The choral output of Edmund Rubbra was grossly under-represented on disc until the welcome arrival of these two recent releases. They create a powerful case for regarding Rubbra's compositions for choir as amongst his strongest and most personal utterances. These artless but passionate works, which come from the heart, may win over those who find his symphonies too phlegmatic and monochrome.

Of the two discs, the ASV covers the widest range, both stylistically and chronologically. Starting with Rubbra's early but still characteristic Five Motets from 1934 and ending with his movingly autumnal last major choral work, the St Teresa Mass, this highly desirable issue includes some secular writing in the form of two attractive sets of madrigals. The diversity of mood and texture celebrated on the CD is typified by the placing of Lauda Sion, Rubbra's most massive a cappella work scored for soloists and double choir next to The Beatitudes, a finely jewelled miniature for just three voices. The St Teresa Mass of 1981 sums up a lifetime's composing. Its economy of means creates the maximum effect, a sure sign of a master craftsman.

The Naxos CD concentrates on Rubbra's sacred music and it is here that the composer is at his most compelling. The powerful Magnificat and the glorious Masses are highlights on a most enjoyable disc, rounding out our knowledge of Rubbra and going a long way towards refuting accusations of thick textures in his writing which stem from his orchestral music. The two brief organ works make excellent bonuses, especially Bernard Rose's charming transcription of Rubbra's Prelude and Fugue on a theme of Cyril Scott, originally composed for piano on the occasion of the latter's 70th birthday. The recording is up to Naxos' usual high standards. The ridiculously low cost of under five pounds for an issue of this quality should make it an essential purchase.

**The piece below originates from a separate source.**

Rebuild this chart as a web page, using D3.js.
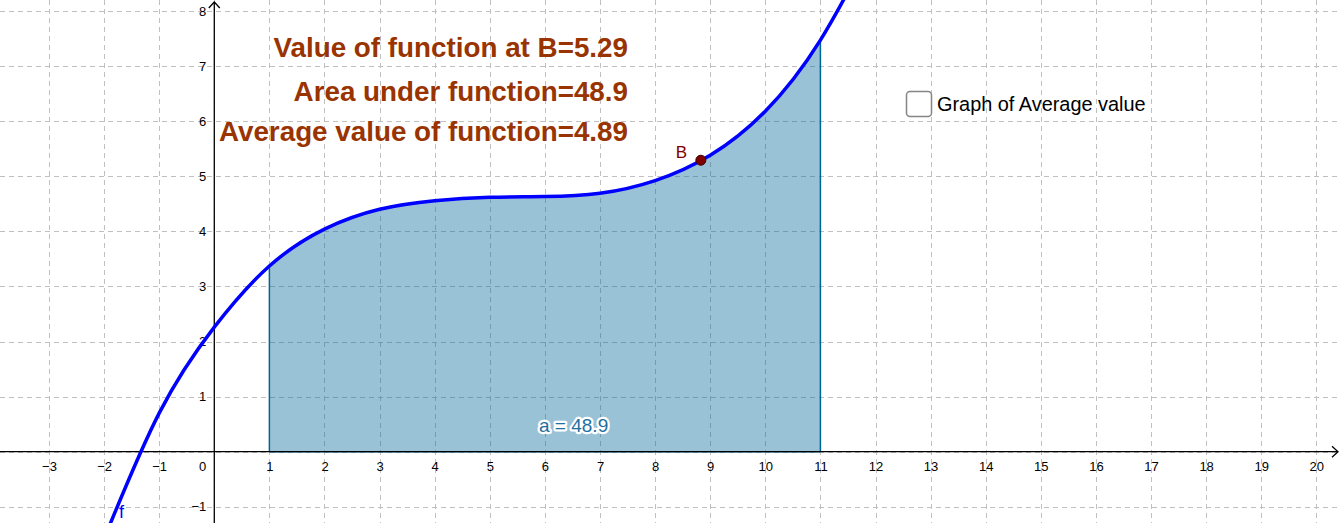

The ASV release has the advantage of including the wonderfully luminous St Teresa Mass, yet the Naxos disc has the most consistently fine musicianship on display. If put in the invidious position of trying to choose between these two CDs of marvellously eloquent and committed choral performances, there is nothing for it but to purchase both: they will delight and refresh staunch Rubbra fans and enrich those yet to be converted.